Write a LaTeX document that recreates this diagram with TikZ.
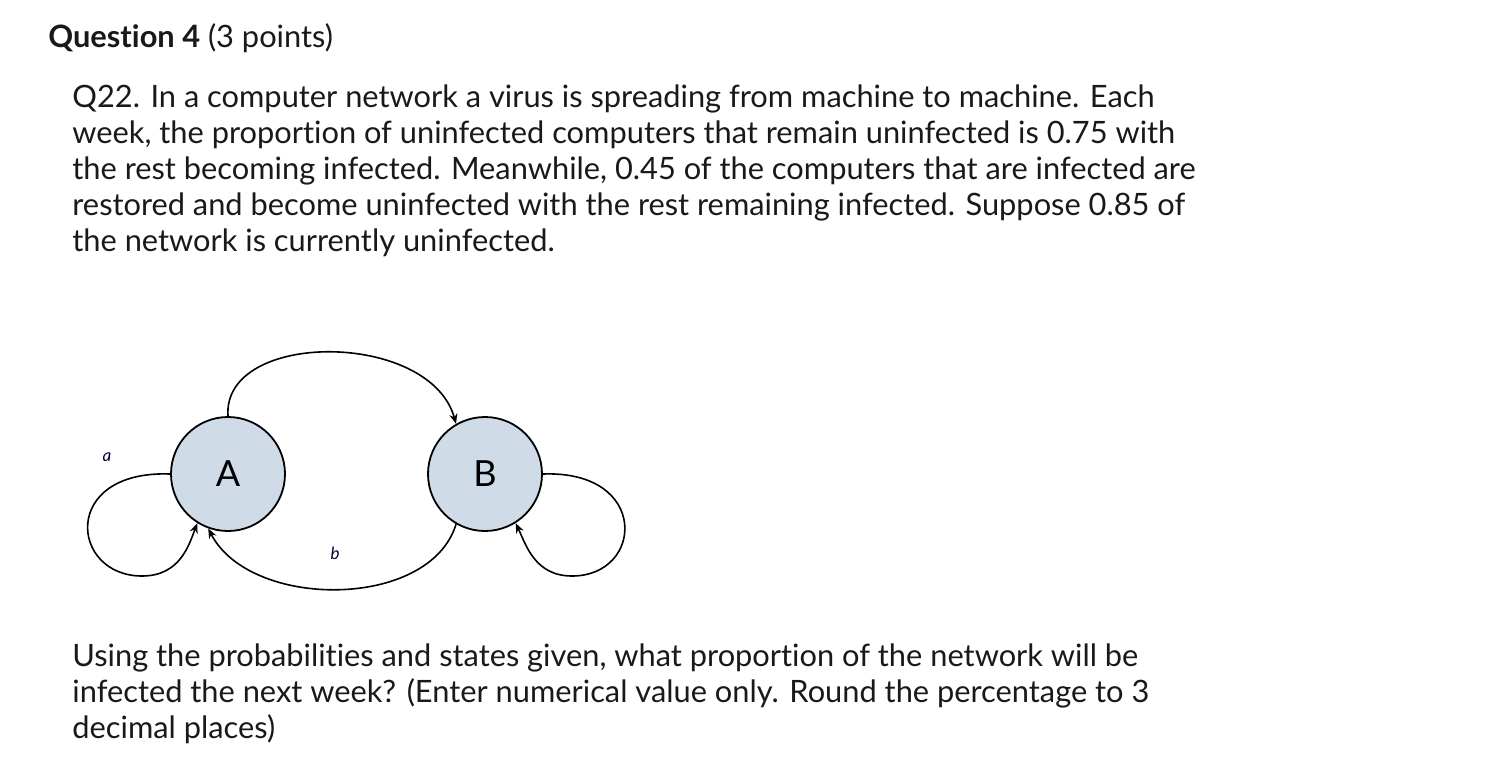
\documentclass[tikz,border=0pt]{standalone}
\usepackage{fontspec}
\setmainfont[RawFeature=-liga]{Lato}
\usetikzlibrary{arrows.meta}
\definecolor{stfill}{HTML}{CFDCE8}
\begin{document}
\begin{tikzpicture}[x=0.5pt,y=-0.5pt,
  txt/.style={anchor=base west,inner sep=0pt,font=\fontsize{15.4}{18}\selectfont,text=black!90},
  st/.style={circle,draw,line width=0.9pt,fill=stfill,minimum size=57pt,inner sep=0pt,font=\fontsize{18}{20}\selectfont},
  edge/.style={line width=0.8pt,-{Stealth[length=5pt,width=4pt]}},
  lab/.style={font=\itshape\fontsize{8.5}{10}\selectfont,text=black!80!blue}]
\useasboundingbox (0,0) rectangle (1506,772);
\node[txt] (title) at (48,47) {\textbf{Question 4} (3 points)};
\node[txt] (l1) at (72,107) {Q22. In a computer network a virus is spreading from machine to machine. Each};
\node[txt] (l2) at (72,143) {week, the proportion of uninfected computers that remain uninfected is 0.75 with};
\node[txt] (l3) at (72,179) {the rest becoming infected. Meanwhile, 0.45 of the computers that are infected are};
\node[txt] (l4) at (72,215) {restored and become uninfected with the rest remaining infected. Suppose 0.85 of};
\node[txt] (l5) at (72,251) {the network is currently uninfected.};
\node[txt] (m1) at (72,666) {Using the probabilities and states given, what proportion of the network will be};
\node[txt] (m2) at (72,702) {infected the next week? (Enter numerical value only. Round the percentage to 3};
\node[txt] (m3) at (72,738) {decimal places)};
\node[st] (A) at (228,474) {A};
\node[st] (B) at (485,474) {B};
\coordinate (la) at (142,576);
\coordinate (lb) at (572,576);
\draw[edge] (A.90) .. controls (222,330) and (430,330) .. (B.120);
\draw[edge] (B.240) .. controls (430,610) and (250,610) .. (A.250);
\draw[edge] (A.180) .. controls (60,470) and (70,576) .. (la) .. controls (180,576) and (189,545) .. (A.238);
\draw[edge] (B.0) .. controls (650,470) and (644,576) .. (lb) .. controls (535,576) and (526,545) .. (B.302);
\node[lab] (a) at (107,457) {a};
\node[lab] (b) at (335,553) {b};
\end{tikzpicture}
\end{document}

******

**Exercise details:** From start to finish, output the listing exactly, but omit its pictures.

**Task solution:**
Write a LaTeX document that recreates this diagram with TikZ.
\documentclass[tikz,border=0pt]{standalone}
\usepackage{fontspec}
\setmainfont[RawFeature=-liga]{Lato}
\usetikzlibrary{arrows.meta}
\definecolor{stfill}{HTML}{CFDCE8}
\begin{document}
\begin{tikzpicture}[x=0.5pt,y=-0.5pt,
  txt/.style={anchor=base west,inner sep=0pt,font=\fontsize{15.4}{18}\selectfont,text=black!90},
  st/.style={circle,draw,line width=0.9pt,fill=stfill,minimum size=57pt,inner sep=0pt,font=\fontsize{18}{20}\selectfont},
  edge/.style={line width=0.8pt,-{Stealth[length=5pt,width=4pt]}},
  lab/.style={font=\itshape\fontsize{8.5}{10}\selectfont,text=black!80!blue}]
\useasboundingbox (0,0) rectangle (1506,772);
\node[txt] (title) at (48,47) {\textbf{Question 4} (3 points)};
\node[txt] (l1) at (72,107) {Q22. In a computer network a virus is spreading from machine to machine. Each};
\node[txt] (l2) at (72,143) {week, the proportion of uninfected computers that remain uninfected is 0.75 with};
\node[txt] (l3) at (72,179) {the rest becoming infected. Meanwhile, 0.45 of the computers that are infected are};
\node[txt] (l4) at (72,215) {restored and become uninfected with the rest remaining infected. Suppose 0.85 of};
\node[txt] (l5) at (72,251) {the network is currently uninfected.};
\node[txt] (m1) at (72,666) {Using the probabilities and states given, what proportion of the network will be};
\node[txt] (m2) at (72,702) {infected the next week? (Enter numerical value only. Round the percentage to 3};
\node[txt] (m3) at (72,738) {decimal places)};
\node[st] (A) at (228,474) {A};
\node[st] (B) at (485,474) {B};
\coordinate (la) at (142,576);
\coordinate (lb) at (572,576);
\draw[edge] (A.90) .. controls (222,330) and (430,330) .. (B.120);
\draw[edge] (B.240) .. controls (430,610) and (250,610) .. (A.250);
\draw[edge] (A.180) .. controls (60,470) and (70,576) .. (la) .. controls (180,576) and (189,545) .. (A.238);
\draw[edge] (B.0) .. controls (650,470) and (644,576) .. (lb) .. controls (535,576) and (526,545) .. (B.302);
\node[lab] (a) at (107,457) {a};
\node[lab] (b) at (335,553) {b};
\end{tikzpicture}
\end{document}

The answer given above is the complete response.